Expert: Unsuitable geology to keep fracking out of Bowling Green

10/26/2013
BY TOM HENRY
BLADE STAFF WRITER
Terry Engelder.
Terry Engelder.

BOWLING GREEN — A Penn State University professor whose research is often cited as the impetus behind the Ohio-Pennsylvania fracking boom said Friday there is virtually no chance that type of drilling will occur in Bowling Green because the northwest Ohio college town doesn’t have the rock formation to justify it.

“Bowling Green has nothing to lose by banning fracking, because fracking is not going to happen here, anyway,” Terry Engelder, a PSU geosciences professor, told The Blade after delivering a guest lecture to about 60 people at Bowling Green State University’s Life Sciences building.

But he doesn’t see the anti-fracking moves made by Bowling Green — a zoning ordinance that bans fracking and disposal of fracking fluids, as well as a residents’ drive to amend the city’s charter to toughen those bans — as wasted exercises, either. The latter calls for voters on Nov. 5 to approve a residents’ bill of rights to clean air, clean land, and clean water.

“It’s a message from Bowling Green to Washington that this country needs to develop a national energy policy,” Mr. Engelder said of the collective efforts.

Despite his pro-fracking reputation — Mr. Engelder jokingly said his critics call him an “industry shill” — he said he believes America needs to develop a more diversified portfolio of energy sources, one with a strong mix of renewables such as wind power and solar power.

“Renewables will happen,” he told 15 BGSU students who joined him for a discussion after his lecture. “The rate it happens is up to your generation to figure out.”

Mr. Engelder has served on the staffs of the U.S. Geological Survey, Texaco, and Columbia University, and is a former member of a U.S.-Soviet Union earth science delegation. But he is best-known for his research into the massive Marcellus shale bedrock that encompasses much of central and eastern Ohio. It extends across much of the northern half of Pennsylvania, and is prevalent in the western part of the state near Pittsburgh.

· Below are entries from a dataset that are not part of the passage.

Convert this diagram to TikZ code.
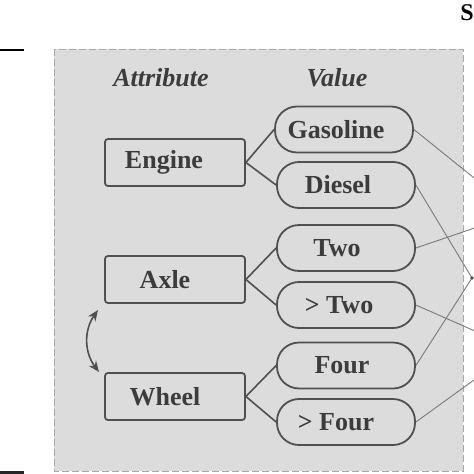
\documentclass[tikz,border=0pt]{standalone}
\usepackage{fontspec}
\setmainfont{Liberation Serif}
\usetikzlibrary{arrows.meta}
\definecolor{bgfill}{HTML}{DCDCDC}
\definecolor{dashcol}{HTML}{A8A8A8}
\definecolor{boxline}{HTML}{505050}
\definecolor{txtcol}{HTML}{3C3C3C}
\definecolor{thinline}{HTML}{7A7A7A}
\tikzset{
  attrbox/.style={draw=boxline, line width=1.8pt, rounded corners=3pt,
    minimum width=140pt, minimum height=47pt, inner sep=0pt},
  valbox/.style={draw=boxline, line width=1.8pt, rounded corners=22pt,
    minimum width=138pt, minimum height=46pt, inner sep=0pt},
  lbl/.style={text=txtcol, font=\fontsize{26}{30}\selectfont\bfseries, inner sep=0pt},
  hdr/.style={text=txtcol, font=\fontsize{26}{30}\selectfont\bfseries\itshape, inner sep=0pt},
  conn/.style={draw=boxline, line width=1.6pt},
  thinconn/.style={draw=thinline, line width=0.9pt},
}
\begin{document}
\begin{tikzpicture}[x=1pt,y=-1pt]
\useasboundingbox (0,0) rectangle (474,474);
\begin{scope}
\clip (0,0) rectangle (474,474);
% left rule marks
\draw[line width=1.2pt, black] (0,50) -- (24,50);
\draw[line width=3pt, black!85] (0,472.5) -- (24,472.5);
% top right letter
\node[anchor=east, inner sep=0pt, font=\fontsize{24}{28}\selectfont\bfseries] (sletter) at (474,13) {S};
% dashed panel
\draw[fill=bgfill, draw=dashcol, line width=1pt, dash pattern=on 7pt off 3pt] (54,49) rectangle (463,471);
% headers
\node[hdr] (hattr) at (161,78) {Attribute};
\node[hdr] (hval) at (337,78) {Value};
% attribute boxes
\node[attrbox, label={[lbl, xshift=-11pt]center:Engine}] (engine) at (175,162.5) {};
\node[attrbox, label={[lbl, xshift=-10pt]center:Axle}] (axle) at (175,279.5) {};
\node[attrbox, label={[lbl, xshift=-10pt]center:Wheel}] (wheel) at (175,396.5) {};
% value boxes
\node[valbox, label={[lbl, xshift=-8pt]center:Gasoline}] (gas) at (344,129.5) {};
\node[valbox, label={[lbl, xshift=-8pt]center:Diesel}] (diesel) at (346,185) {};
\node[valbox, label={[lbl, xshift=-9pt]center:Two}] (two) at (346,248) {};
\node[valbox, label={[lbl, xshift=-7pt]center:{> Two}}] (gtwo) at (346,305) {};
\node[valbox, label={[lbl, xshift=-4pt]center:Four}] (four) at (346,365.5) {};
\node[valbox, label={[lbl, xshift=-10pt]center:{> Four}}] (gfour) at (346,422) {};
% left connectors
\draw[conn] (engine.east) -- (gas.west);
\draw[conn] (engine.east) -- (diesel.west);
\draw[conn] (axle.east) -- (two.west);
\draw[conn] (axle.east) -- (gtwo.west);
\draw[conn] (wheel.east) -- (four.west);
\draw[conn] (wheel.east) -- (gfour.west);
% right connectors
\coordinate (rgas) at (476,179.5);
\coordinate (junc) at (472,278);
\coordinate (rtwo) at (476,227.5);
\coordinate (rgtwo) at (476,331.5);
\coordinate (rgfour) at (476,378.5);
\draw[thinconn] (gas.east) -- (rgas);
\draw[thinconn] (diesel.east) -- (junc);
\draw[thinconn] (two.east) -- (rtwo);
\draw[thinconn] (gtwo.east) -- (rgtwo);
\draw[thinconn] (four.east) -- (junc);
\draw[thinconn] (gfour.east) -- (rgfour);
\fill[boxline] (junc) circle (1.8pt);
% double arrow
\coordinate (arrA) at (98,310);
\coordinate (arrB) at (99,372);
\draw[boxline, line width=1.6pt, {Stealth[length=11pt,width=9pt]}-{Stealth[length=11pt,width=9pt]}]
  (arrA) .. controls (84,330) and (84,352) .. (arrB);
\end{scope}
\end{tikzpicture}
\end{document}
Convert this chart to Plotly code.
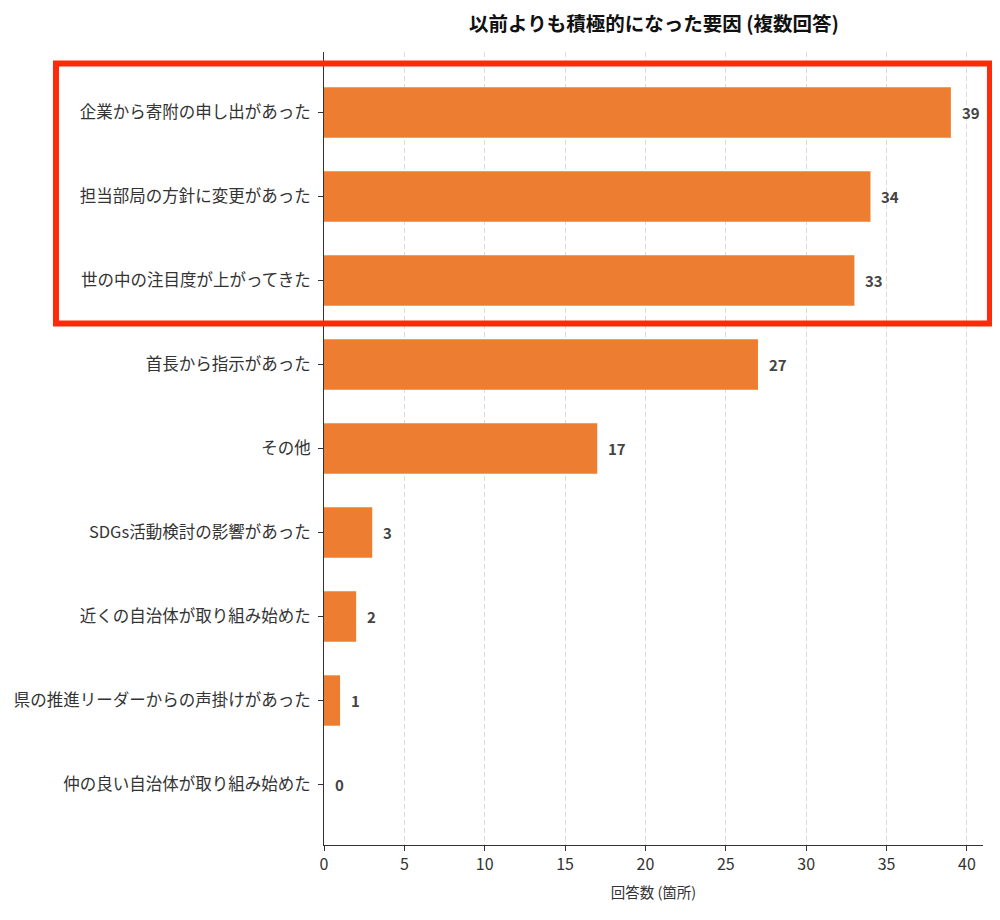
import plotly.graph_objects as go

# 以前よりも積極的になった要因 (複数回答)
factors = [
    "企業から寄附の申し出があった",
    "担当部局の方針に変更があった",
    "世の中の注目度が上がってきた",
    "首長から指示があった",
    "その他",
    "SDGs活動検討の影響があった",
    "近くの自治体が取り組み始めた",
    "県の推進リーダーからの声掛けがあった",
    "仲の良い自治体が取り組み始めた",
]
counts = [39, 34, 33, 27, 17, 3, 2, 1, 0]
x_ticks = [0, 5, 10, 15, 20, 25, 30, 35, 40]

font_family = "Noto Sans CJK JP"

fig = go.Figure(go.Bar(
    x=counts,
    y=factors,
    orientation="h",
    width=0.6,
    marker=dict(color="#ED7D31", line=dict(width=0)),
    hoverinfo="x+y",
))

# value labels next to each bar
for c, f in zip(counts, factors):
    fig.add_annotation(
        x=c, y=f, text=f"<b>{c}</b>", showarrow=False,
        xanchor="left", xshift=9,
        font=dict(family=font_family, size=15, color="#444444"),
    )

# highlight box around the top three
fig.add_shape(
    type="rect", xref="paper", yref="y",
    x0=-0.4067, x1=1.0106, y0=-0.583, y1=2.512,
    line=dict(color="#FF2A0A", width=6),
    fillcolor="rgba(0,0,0,0)",
)

# the page body adds an 8px offset, so margins are shifted up/left by 8
fig.update_layout(
    width=1000, height=920,
    paper_bgcolor="white", plot_bgcolor="white",
    margin=dict(l=316, r=25, t=44, b=83, autoexpand=False),
    font=dict(family=font_family, size=16, color="#333333"),
    title=dict(
        text="<b>以前よりも積極的になった要因 (複数回答)</b>",
        x=0.646, xanchor="center", y=0.982, yanchor="middle",
        font=dict(family=font_family, size=19.5, color="#111111"),
    ),
    showlegend=False,
)

fig.update_xaxes(
    range=[0, 41], tickvals=x_ticks,
    showgrid=True, gridcolor="#DADADA", griddash="5px,3px", gridwidth=1,
    showline=True, linecolor="#333333", linewidth=1,
    ticks="outside", ticklen=5, tickcolor="#333333",
    zeroline=False, automargin=False,
    title=dict(text="回答数 (箇所)", font=dict(size=14.5), standoff=13),
    tickfont=dict(size=16),
)
fig.update_yaxes(
    autorange=False, range=[8.72, -0.72],
    showgrid=False, automargin=False,
    showline=True, linecolor="#333333", linewidth=1,
    ticks="outside", ticklen=5, tickcolor="#333333",
    ticklabelstandoff=4,
    tickfont=dict(size=16.5),
)

fig.write_html("out.html")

He and Gary Lash, a professor at State University of New York-Fredonia, found vast reserves of natural gas in the Marcellus region. In 2008, they predicted 50 trillion cubic feet of the 516 trillion cubic feet of Marcellus shale were recoverable, prompting the rush of drilling interest in those two states and in West Virginia. Much of eastern Ohio also is underlain by Utica shale, which likewise is believed to have vast untapped reserves.

Mr. Engelder since has become one of the geology world’s rock stars, one of the most sought-after speakers in that realm of science. His BGSU visit was part of the annual Mayfield Lecture Series in geology.

Fracking is the term for hydraulic fracturing of bedrock. The drilling technique has existed for decades, but has been deployed more aggressively in recent years because of advances in a horizontal method of doing it. As a result, oil and gas firms are interested in reserves previously thought inaccessible in many parts of the world.

Ohio is preparing for a fracking boom in 2014 that’s expected to last 20 to 30 years.